Can 7 Days Really Show Signs of Good Things To Come In North Vancouver 

north vancouver real estate 2026

🏡 North Vancouver Detached Homes: A Subtle but Meaningful Shift

The most recent 7-day snapshot of detached home sales in North Vancouver shows something worth paying attention to — sales slightly outpacing new listings. That may sound minor, but in a market that has spent much of the past year leaning buyer-friendly, this shift matters.  Let’s break down what actually happened and why it’s important.

📊 Sales vs. New Listings: The Balance Is Tilting

Over the past week:
  • 32 detached homes sold
  • 25 new detached listings came to market
That means demand modestly exceeded supply — a quiet but positive indicator for sellers. This isn’t a surge or a frenzy, but it does signal absorption is improving, particularly in the detached segment.

When sales consistently outpace new listings, even slightly, it helps stabilize pricing and reduces downward pressure over time.

💰 Price Distribution: Realistic, Wide, and Active

The sales data shows a broad and healthy price spread, confirming that buyers are active across multiple price brackets:
  • Lowest sale: $1,290,000
    (originally listed at $1,688,000 — a reminder that pricing accuracy still matters)
  • Highest sale: $4,500,000
  • 19 sales under $2,000,000
  • 10 sales in the $2,000,000 range
  • Average detached sale price: $1,937,000
This tells us two things at once:
  1. Sub-$2M remains the most active band, where affordability, family demand, and move-up buyers intersect.
  2. Higher-end homes are still transacting, but pricing expectations must align with today’s conditions.

🕒 What This Means for Detached Homes Right Now

This isn’t a headline-grabbing market — it’s a strategic one.
  • Buyers are still negotiating, but they’re not alone at the table anymore.
  • Sellers who price correctly are finding traction, especially below $2M.
  • Detached homes are quietly outperforming condos and townhomes in terms of absorption this week.
In short: the detached market is functioning, not stalling.



⚖️ The Real Takeaway

This week’s numbers don’t scream “hot market” — and that’s a good thing.

What they do show is:
  • Demand is present
  • Inventory isn’t overwhelming it
  • Detached homes are regaining balance first
That’s often how market turns begin: not with noise, but with math.

If you’re considering selling, buying, or simply tracking where North Vancouver is headed, this kind of week-over-week data is far more meaningful than year-over-year headlines. Neighbourhood-level detail is where the real story lives.

🏘️ Attached Homes: Balanced on the Surface, Selective Underneath

Alongside the positive momentum in detached homes, the attached market in North Vancouver delivered a textbook example of balance over the same 7-day period.

📊 Sales vs.

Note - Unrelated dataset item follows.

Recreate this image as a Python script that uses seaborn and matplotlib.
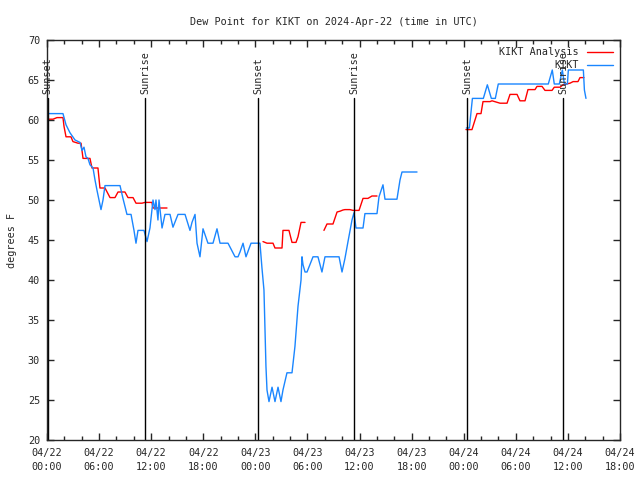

New Listings: Perfectly Matched

  • 63 new attached listings
  • 63 attached sales
On paper, this is a neutral absorption rate — supply and demand meeting evenly. But when we look closer, the composition of those sales tells the real story.

🏢 Apartments Driving the Activity

Of the 63 attached sales:
  • 44 were apartments
    • 11 one-bedroom units
    • 28 two-bedroom units
    • 4 three-bedroom units
This confirms a trend we’ve been seeing consistently:
➡️ Two-bedroom apartments are the clear workhorse of the attached market.

They appeal to:
  • End-user buyers
  • Downsizers
  • First-time buyers stretching carefully
  • Investors watching cash flow and long-term livability
One-bedrooms are still moving, but more selectively. Three-bedroom apartments remain niche — selling, but only when pricing and layout line up cleanly with buyer expectations.

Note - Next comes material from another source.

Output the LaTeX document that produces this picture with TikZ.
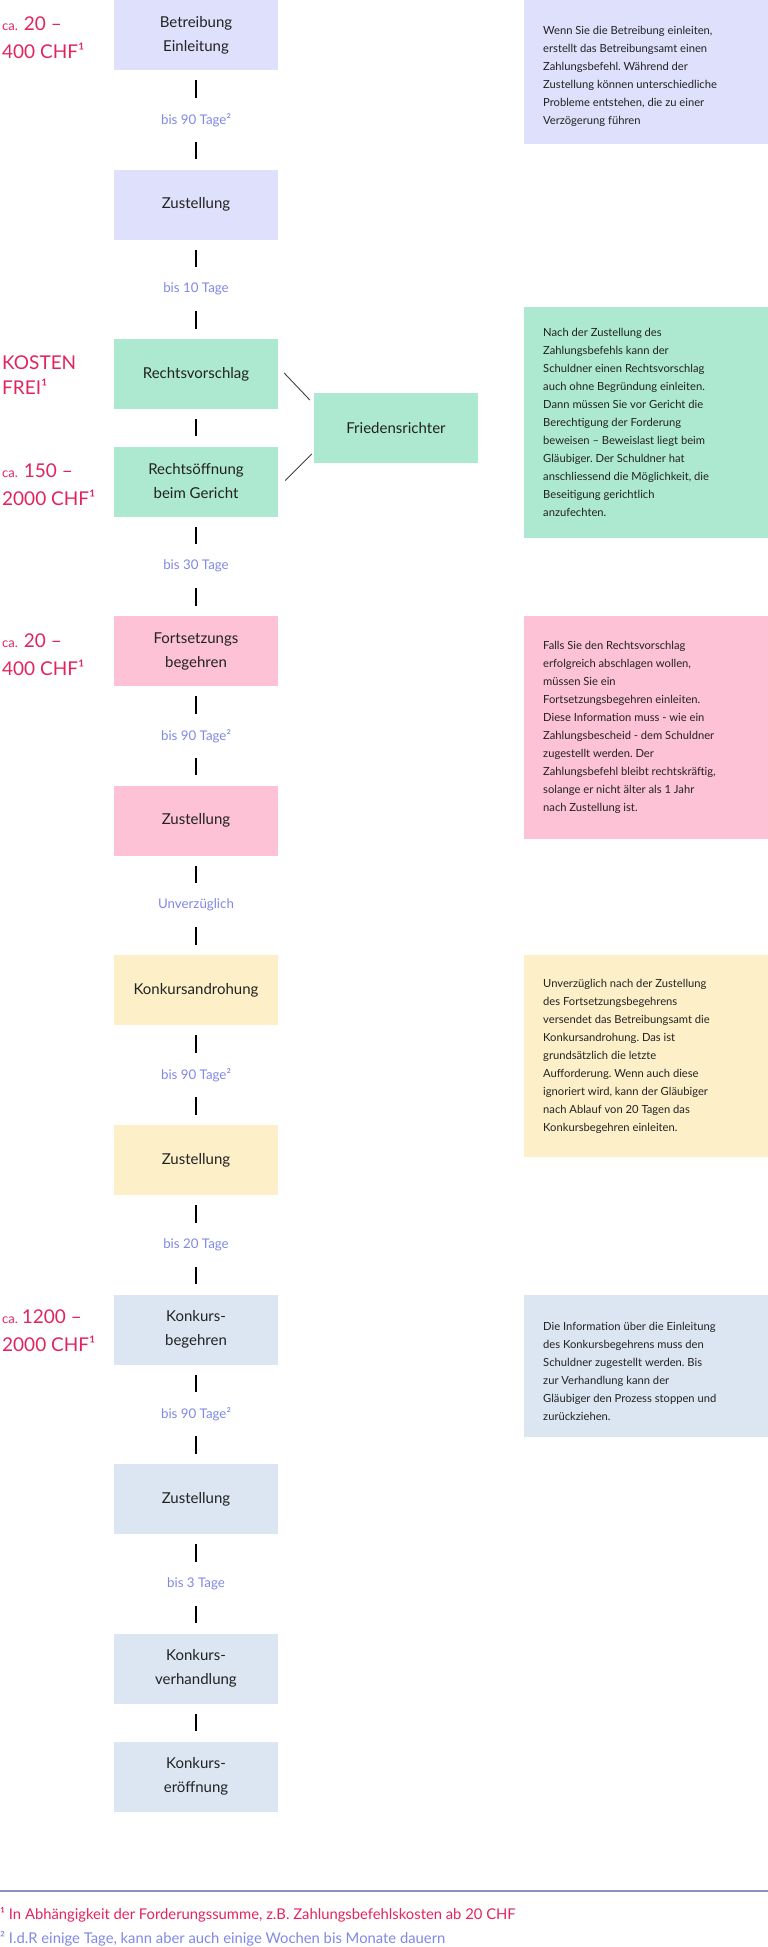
\documentclass[tikz,border=0pt]{standalone}
\usepackage{fontspec}
\setmainfont{Lato}
\usetikzlibrary{calc}
\definecolor{lav}{HTML}{DFE0FB}
\definecolor{mint}{HTML}{ADE8D1}
\definecolor{pinkbox}{HTML}{FDC2D6}
\definecolor{yel}{HTML}{FDF0C9}
\definecolor{bluebox}{HTML}{DCE6F2}
\definecolor{ink}{HTML}{222222}
\definecolor{dur}{HTML}{7F88E6}
\definecolor{costred}{HTML}{E2245E}
\definecolor{footline}{HTML}{8E90BC}
\frenchspacing
\begin{document}
\begin{tikzpicture}[x=1pt,y=-1pt,
  stepbox/.style={fill=#1, minimum width=164pt, minimum height=70pt, inner sep=0pt,
    align=center, text=ink, font=\fontsize{15}{24}\selectfont},
  descbox/.style={fill=#1, minimum width=244pt, inner sep=0pt, anchor=north west},
  desctext/.style={anchor=west, align=left, inner sep=0pt, text=ink,
    font=\fontsize{11.2}{18}\selectfont},
  durlabel/.style={text=dur, inner sep=0pt, font=\fontsize{13.3}{15}\selectfont},
  cost/.style={text=costred, align=left, inner sep=0pt, anchor=base west,
    font=\fontsize{19}{28}\selectfont},
  fn/.style={anchor=base west, inner sep=0pt, font=\fontsize{14.8}{18}\selectfont},
  conn/.style={draw=black, line width=1.3pt},
  diag/.style={draw=black!75, line width=0.9pt}
]
\useasboundingbox (0,0) rectangle (768,1947);

% left process boxes
\node[stepbox=lav] (b1) at (196,35) {Betreibung\\Einleitung};
\node[stepbox=lav] (b2) at (196,204.5) {Zustellung};
\node[stepbox=mint] (b3) at (196,374) {Rechtsvorschlag};
\node[stepbox=mint] (b4) at (196,481.5) {Rechtsöffnung\\beim Gericht};
\node[stepbox=mint] (fr) at (396,428) {Friedensrichter};
\node[stepbox=pinkbox] (b5) at (196,651) {Fortsetzungs\\begehren};
\node[stepbox=pinkbox] (b6) at (196,820.5) {Zustellung};
\node[stepbox=yel] (b7) at (196,990) {Konkursandrohung};
\node[stepbox=yel] (b8) at (196,1160) {Zustellung};
\node[stepbox=bluebox] (b9) at (196,1329.5) {Konkurs-\\begehren};
\node[stepbox=bluebox] (b10) at (196,1499) {Zustellung};
\node[stepbox=bluebox] (b11) at (196,1668.5) {Konkurs-\\verhandlung};
\node[stepbox=bluebox] (b12) at (196,1776.5) {Konkurs-\\eröffnung};

% duration labels
\node[durlabel] (l1) at (196,120) {bis 90 Tage²};
\node[durlabel] (l2) at (196,289) {bis 10 Tage};
\node[durlabel] (l3) at (196,566) {bis 30 Tage};
\node[durlabel] (l4) at (196,736) {bis 90 Tage²};
\node[durlabel] (l5) at (196,905) {Unverzüglich};
\node[durlabel] (l6) at (196,1075) {bis 90 Tage²};
\node[durlabel] (l7) at (196,1245) {bis 20 Tage};
\node[durlabel] (l8) at (196,1414) {bis 90 Tage²};
\node[durlabel] (l9) at (196,1584) {bis 3 Tage};

% connectors
\foreach \a/\l/\b in {b1/l1/b2, b2/l2/b3, b4/l3/b5, b5/l4/b6, b6/l5/b7, b7/l6/b8, b8/l7/b9, b9/l8/b10, b10/l9/b11}{
  \draw[conn, shorten <=10pt, shorten >=22pt] (\a.south) -- (\l.center);
  \draw[conn, shorten <=22pt, shorten >=10pt] (\l.center) -- (\b.north);
}
\draw[conn, shorten <=10pt, shorten >=10pt] (b3.south) -- (b4.north);
\draw[conn, shorten <=10pt, shorten >=10pt] (b11.south) -- (b12.north);
\draw[diag] ([xshift=6pt,yshift=1pt]b3.east) -- ([xshift=-4pt,yshift=28pt]fr.west);
\draw[diag] ([xshift=7pt,yshift=1pt]b4.east) -- ([xshift=-2pt,yshift=-26pt]fr.west);

% cost labels (anchored at the baseline of the last line)
\node[cost] (c1) at (2,58) {{\fontsize{13}{28}\selectfont ca.}\hspace{6pt}20 –\\400 CHF¹};
\node[cost, font=\fontsize{19}{25}\selectfont] (c2) at (2,394) {KOSTEN\\FREI¹};
\node[cost] (c3) at (2,505) {{\fontsize{13}{28}\selectfont ca.}\hspace{6pt}150 –\\2000 CHF¹};
\node[cost] (c4) at (2,675) {{\fontsize{13}{28}\selectfont ca.}\hspace{6pt}20 –\\400 CHF¹};
\node[cost] (c5) at (2,1351) {{\fontsize{13}{28}\selectfont ca.}\hspace{4pt}1200 –\\2000 CHF¹};

% description boxes
\node[descbox=lav, minimum height=144pt] (d1) at (524,0) {};
\node[desctext, yshift=-4pt] (t1) at ([xshift=19pt]d1.west) {Wenn Sie die Betreibung einleiten,\\erstellt das Betreibungsamt einen\\Zahlungsbefehl. Während der\\Zustellung können unterschiedliche\\Probleme entstehen, die zu einer\\Verzögerung führen};
\node[descbox=mint, minimum height=231pt] (d2) at (524,307) {};
\node[desctext] (t2) at ([xshift=19pt]d2.west) {Nach der Zustellung des\\Zahlungsbefehls kann der\\Schuldner einen Rechtsvorschlag\\auch ohne Begründung einleiten.\\Dann müssen Sie vor Gericht die\\Berechtigung der Forderung\\beweisen – Beweislast liegt beim\\Gläubiger. Der Schuldner hat\\anschliessend die Möglichkeit, die\\Beseitigung gerichtlich\\anzufechten.};
\node[descbox=pinkbox, minimum height=223pt] (d3) at (524,616) {};
\node[desctext] (t3) at ([xshift=19pt]d3.west) {Falls Sie den Rechtsvorschlag\\erfolgreich abschlagen wollen,\\müssen Sie ein\\Fortsetzungsbegehren einleiten.\\Diese Information muss - wie ein\\Zahlungsbescheid - dem Schuldner\\zugestellt werden. Der\\Zahlungsbefehl bleibt rechtskräftig,\\solange er nicht älter als 1 Jahr\\nach Zustellung ist.};
\node[descbox=yel, minimum height=202pt] (d4) at (524,955) {};
\node[desctext] (t4) at ([xshift=19pt]d4.west) {Unverzüglich nach der Zustellung\\des Fortsetzungsbegehrens\\versendet das Betreibungsamt die\\Konkursandrohung. Das ist\\grundsätzlich die letzte\\Aufforderung. Wenn auch diese\\ignoriert wird, kann der Gläubiger\\nach Ablauf von 20 Tagen das\\Konkursbegehren einleiten.};
\node[descbox=bluebox, minimum height=142pt] (d5) at (524,1295) {};
\node[desctext, yshift=-5pt] (t5) at ([xshift=19pt]d5.west) {Die Information über die Einleitung\\des Konkursbegehrens muss den\\Schuldner zugestellt werden. Bis\\zur Verhandlung kann der\\Gläubiger den Prozess stoppen und\\zurückziehen.};

% footnotes
\coordinate (fl) at (0,1891);
\coordinate (fr2) at (768,1891);
\draw[draw=footline, line width=1.4pt] (fl) -- (fr2);
\node[fn, text=costred] (f1) at (0,1919) {¹ In Abhängigkeit der Forderungssumme, z.B. Zahlungsbefehlskosten ab 20 CHF};
\node[fn, text=dur] (f2) at (0,1943) {² I.d.R einige Tage, kann aber auch einige Wochen bis Monate dauern};
\end{tikzpicture}
\end{document}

⚖️ How This Compares to Detached Homes

Here’s the key contrast:
  • Detached homes: Sales outpaced new listings (32 sales vs. 25 new listings) → mildly favourable to sellers
  • Attached homes: Sales and listings were perfectly balanced → stable, competitive, and price-sensitive
This suggests that detached homes are currently absorbing slightly faster, while the attached market remains steady but more segmented by unit type and price point.

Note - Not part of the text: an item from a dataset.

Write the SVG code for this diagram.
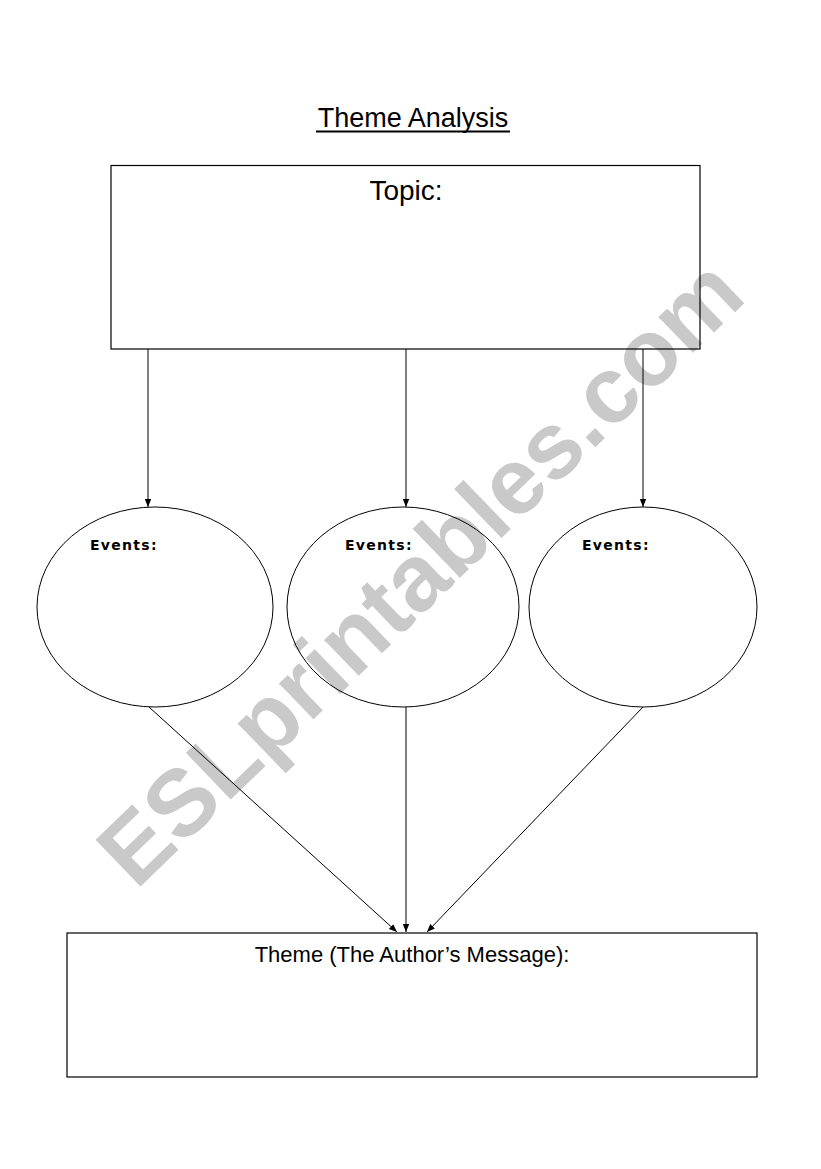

🧠 What This Means Strategically

  • Apartment sellers should pay close attention to unit size and positioning — two-bedroom units have momentum, others need sharper pricing.
  • Buyers still have leverage in the attached market, especially outside the two-bedroom sweet spot.
  • Market health overall is improving, with both segments showing real movement rather than stagnation.

🧭 The Bigger Picture

Taken together, the numbers show a market that is:
  • Functioning
  • Absorbing inventory
  • Sorting itself by product type rather than fear or speculation
Detached homes are leading the shift, attached homes are holding the line, and price discipline is still the deciding factor across the board.